Gerry Adams went from being the political voice of the Irish Republican Army, reviled by the British government and Northern Ireland’s Protestants, to playing the peacemaker in bringing the province’s Troubles to an end.
He handed over the reins of power of Sinn Fein yesterday to Mary Lou McDonald after having expressed satisfaction with his achievements in more than three decades of party service.
Adams has more recently become an anti-austerity figurehead and an opponent of Brexit while cultivating an avuncular image on Twitter.
It is a far cry from the bloodiest years of the sectarian conflict in Northern Ireland when he would defend the actions of paramilitaries and his voice was banned from British airwaves.
The bearded leader of the IRA’s political wing Sinn Fein was then a hated figure for many Protestants in Northern Ireland during the province’s three-decade long Troubles.
But he is credited with eventually convincing the IRA to give up their armed campaign to unite Northern Ireland with the Republic of Ireland.
More recently, he took centrestage after Britain voted for Brexit in 2016, throwing the peace accord into uncertainty with Northern Ireland set to leave the European Union, while the Republic of Ireland remains.
The outgoing leader labelled Brexit a “disaster” for the island of Ireland, and is still expected to be an influential voice as Britain and the EU negotiate over the border issue.
Born in Belfast on October 6, 1948, Adams came from a staunch republican background.

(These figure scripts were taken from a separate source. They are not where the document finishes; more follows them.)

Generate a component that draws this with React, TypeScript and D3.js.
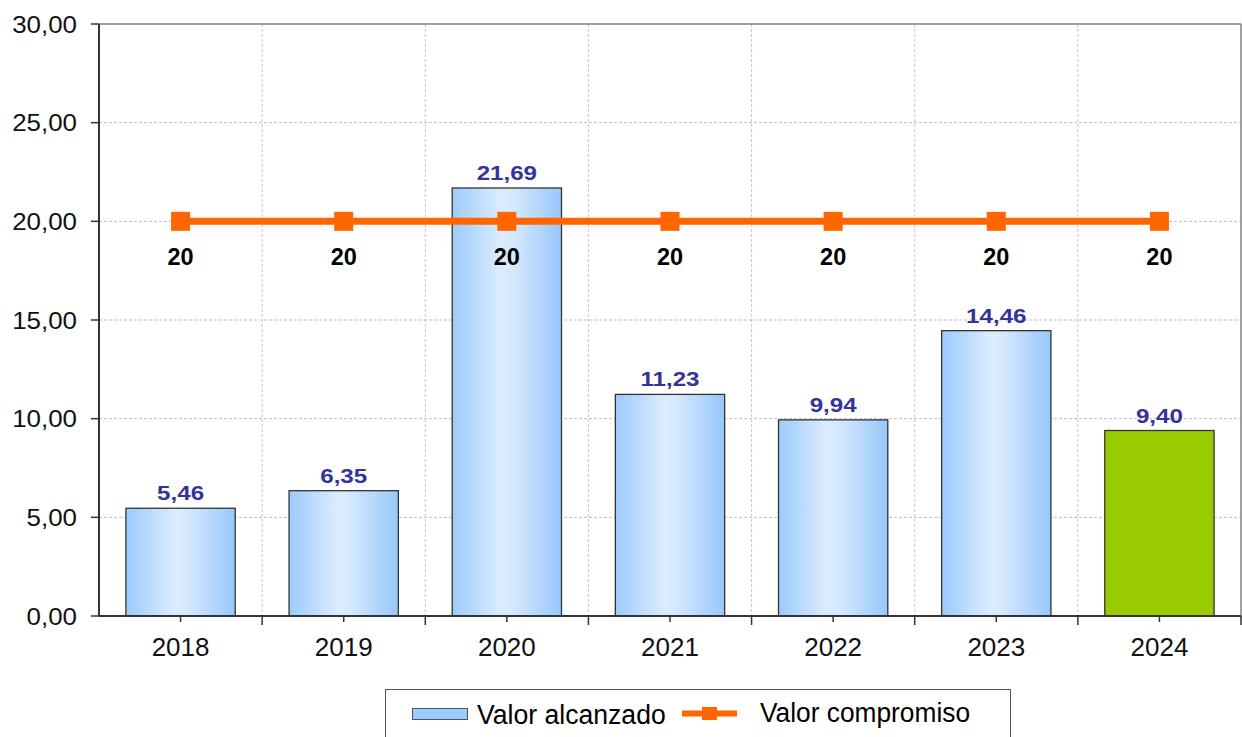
import React from "react";
import * as d3 from "d3";

const years = ["2018", "2019", "2020", "2021", "2022", "2023", "2024"];
const achieved = [5.46, 6.35, 21.69, 11.23, 9.94, 14.46, 9.4];
const commitment = [20, 20, 20, 20, 20, 20, 20];
const yTicks = [0, 5, 10, 15, 20, 25, 30];

const W = 1242;
const H = 737;
const left = 99;
const right = 1241;
const top = 24;
const bottom = 616;

const font = "'Liberation Sans', Arial, sans-serif";

function T(props: {
  x: number;
  y: number;
  size: number;
  sx?: number;
  anchor?: string;
  bold?: boolean;
  fill?: string;
  children: React.ReactNode;
}) {
  const { x, y, size, sx = 1, anchor = "start", bold, fill = "#000", children } = props;
  return (
    <text
      transform={`translate(${x},${y}) scale(${sx},1)`}
      textAnchor={anchor}
      fontSize={size}
      fontWeight={bold ? "bold" : "normal"}
      fill={fill}
      fontFamily={font}
    >
      {children}
    </text>
  );
}

export default function App() {
  const x = d3.scaleBand<string>().domain(years).range([left, right]).paddingInner(0).paddingOuter(0);
  const y = d3.scaleLinear().domain([0, 30]).range([bottom, top]);
  const bw = x.bandwidth() * 0.67;
  const fmt = (v: number) => v.toFixed(2).replace(".", ",");
  const cx = (c: string) => (x(c) as number) + x.bandwidth() / 2;
  const line = d3
    .line<number>()
    .x((_, i) => cx(years[i]))
    .y((d) => y(d));

  return (
    <svg width={W} height={H} style={{ position: "absolute", left: 0, top: 0 }} fontFamily={font}>
      <defs>
        <linearGradient id="barGrad" x1="0" x2="1" y1="0" y2="0">
          <stop offset="0" stopColor="#9ccbfb" />
          <stop offset="0.45" stopColor="#dcecff" />
          <stop offset="0.55" stopColor="#d6e9ff" />
          <stop offset="1" stopColor="#97c7fa" />
        </linearGradient>
      </defs>
      <rect x={0} y={0} width={W} height={H} fill="#fff" />
      {yTicks.filter((t) => t > 0 && t < 30).map((t) => (
        <line key={"hg" + t} x1={left} x2={right} y1={y(t)} y2={y(t)} stroke="#bdbdbd" strokeDasharray="3,2" strokeWidth={1} />
      ))}
      {years.slice(1).map((c) => (
        <line key={"vg" + c} x1={x(c)} x2={x(c)} y1={top} y2={bottom} stroke="#c8c8c8" strokeDasharray="3,2" strokeWidth={1} />
      ))}
      <line x1={left} x2={right} y1={top} y2={top} stroke="#808080" strokeWidth={1.5} />
      <line x1={right} x2={right} y1={top} y2={bottom} stroke="#808080" strokeWidth={1.5} />
      {achieved.map((v, i) => (
        <rect
          key={"b" + i}
          x={cx(years[i]) - bw / 2}
          y={y(v)}
          width={bw}
          height={bottom - y(v)}
          fill={i === achieved.length - 1 ? "#99cc00" : "url(#barGrad)"}
          stroke="#333"
          strokeWidth={1.3}
        />
      ))}
      {achieved.map((v, i) => (
        <T key={"bl" + i} x={cx(years[i])} y={y(v) - 8} size={21} sx={1.15} anchor="middle" bold fill="#333399">
          {fmt(v)}
        </T>
      ))}
      <line x1={left} x2={left} y1={top} y2={bottom} stroke="#333" strokeWidth={2} />
      <line x1={left} x2={right} y1={bottom} y2={bottom} stroke="#333" strokeWidth={2} />
      {yTicks.map((t) => (
        <g key={"yt" + t}>
          <line x1={left - 8} x2={left} y1={y(t)} y2={y(t)} stroke="#333" strokeWidth={1.5} />
          <T x={77} y={y(t) + 8.5} size={24} sx={1.08} anchor="end" fill="#111">
            {fmt(t)}
          </T>
        </g>
      ))}
      {years.map((c) => (
        <g key={"xt" + c}>
          <line x1={cx(c)} x2={cx(c)} y1={bottom} y2={bottom + 6} stroke="#333" strokeWidth={1.5} />
          <line x1={(x(c) as number) + x.bandwidth()} x2={(x(c) as number) + x.bandwidth()} y1={bottom} y2={bottom + 9} stroke="#333" strokeWidth={1.5} />
          <T x={cx(c)} y={656} size={25} sx={1.04} anchor="middle" fill="#111">
            {c}
          </T>
        </g>
      ))}
      <path d={line(commitment) || ""} fill="none" stroke="#ff6600" strokeWidth={7} />
      {commitment.map((v, i) => (
        <rect key={"m" + i} x={cx(years[i]) - 9.5} y={y(v) - 9.5} width={19} height={19} fill="#ff6600" />
      ))}
      {commitment.map((v, i) => (
        <T key={"ml" + i} x={cx(years[i])} y={y(v) + 44} size={23.5} anchor="middle" bold fill="#000">
          {String(v)}
        </T>
      ))}
      <rect x={385.5} y={689.5} width={625} height={60} fill="#fff" stroke="#555" strokeWidth={1} />
      <rect x={412.5} y={708.5} width={55} height={11} fill="#99ccff" stroke="#555" strokeWidth={1} />
      <T x={477} y={724} size={28} sx={0.95} fill="#000">Valor alcanzado</T>
      <line x1={682} x2={737} y1={713.5} y2={713.5} stroke="#ff6600" strokeWidth={6} />
      <rect x={702} y={707} width={15} height={13} fill="#ff6600" />
      <T x={760} y={722} size={28} sx={0.94} fill="#000">Valor compromiso</T>
    </svg>
  );
}
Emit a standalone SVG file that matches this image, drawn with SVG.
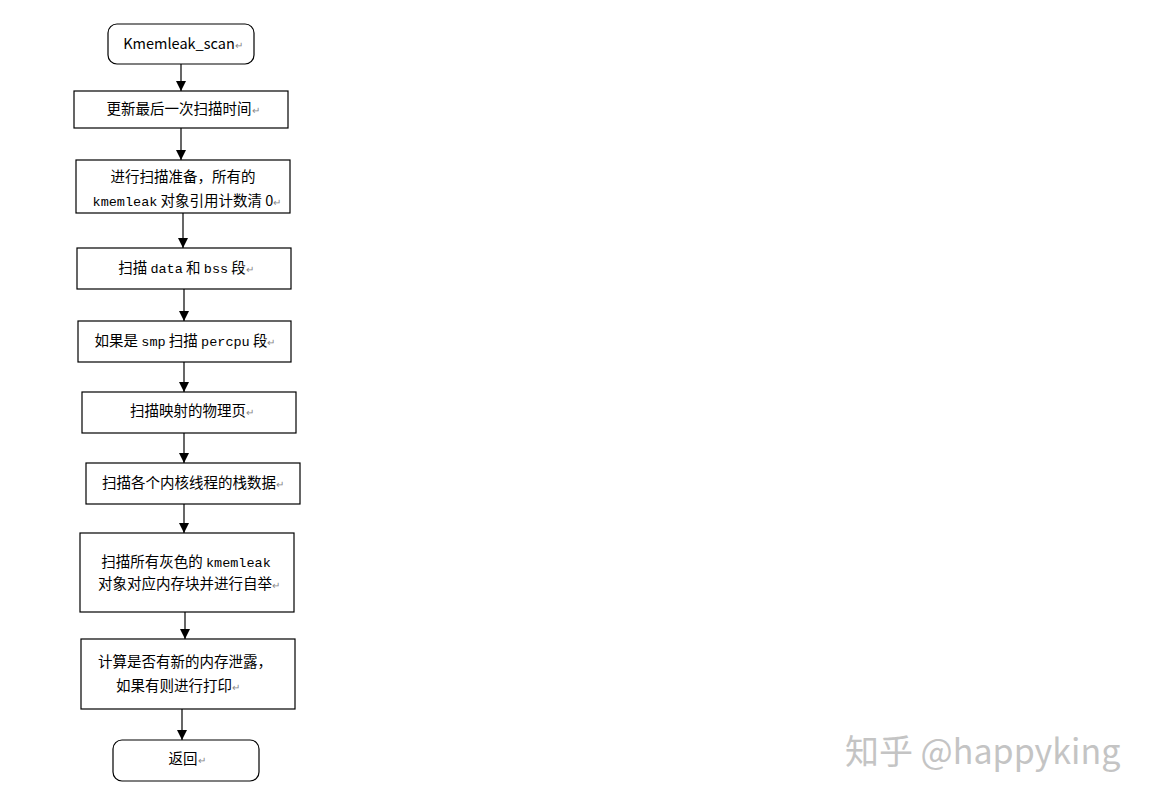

His father was an IRA man who was jailed for eight years for his role in an ambush.
As a teenager, Adams became involved in the 1960s Catholic civil rights movement seeking to end discrimination favouring the pro-British Protestant majority.
He married Collette McArdle in 1971 and had one son, Gearoid, born two years later.
Adams was interned without trial in 1972 and 1973, in the early years of the Troubles — the 30 years of violence in which 3,500 people died.
He was charged with IRA membership in 1978 but the case was dropped due to insufficient evidence.
Adams always publicly said he was never an IRA member.
Malachi O’Doherty, author of Gerry Adams: An Unauthorised Life, told AFP: “He is committed to preserving the reputation of the IRA.”
O’Doherty believes Adams was an IRA member but was always “more politically than militarily inclined”.
Adams became Sinn Fein president in 1983 and was elected to the British parliament, though he never took his seat as he would not swear an oath of allegiance to the British head of state, Queen Elizabeth II.
“I think Guy Fawkes had the right attitude towards Westminster,” he said on his election, referring to the 17th-century Catholic plotter who tried to blow up parliament.
Adams was seriously wounded in a 1984 Loyalist paramilitary assassination attempt and often moved between safe houses. He was a regular face carrying coffins at IRA funerals and was seen in Britain as a pariah.
In 1988, Britain’s then prime minister Margaret Thatcher banned broadcasters from transmitting Adams’ voice in an effort to deny him the “oxygen of publicity”. The ban was lifted by Thatcher’s successor John Major in 1994.
After the election of British premier Tony Blair in 1997, Adams became a key figure in the peace talks which were enshrined in the landmark 1998 Good Friday Agreement.
He was widely seen as having played a key role in persuading the IRA to renounce its armed struggle in 2005, viewed as a turning point in the province’s history.
He sought to broaden Sinn Fein’s appeal in the Republic of Ireland and sat in the Dublin parliament from 2011.
The leftist faction went from four seats in 2007 to 23 out of 158 in 2016, becoming the republic’s third-biggest party.
In 2014, he was arrested and held for questioning for four days in connection with the IRA’s 1972 abduction and murder of Jean McConville, a mother-of-10 accused by the IRA of passing information to the British army.
A now-dead former IRA commander, in recorded interviews with a US university, had claimed Adams had ordered the killing but prosecutors found insufficient evidence to bring charges.
In more recent years, Adams developed a softer image.
In 2015, he shook hands with Britain’s Prince Charles on a visit to Ireland and the two had a private meeting. It was seen as a symbolic gesture of reconciliation. The IRA had killed the prince’s beloved great-uncle and mentor Lord Louis Mountbatten in 1979.
Adams himself said in a 1994 US television interview: “Making peace, I have found, is much harder than making war.”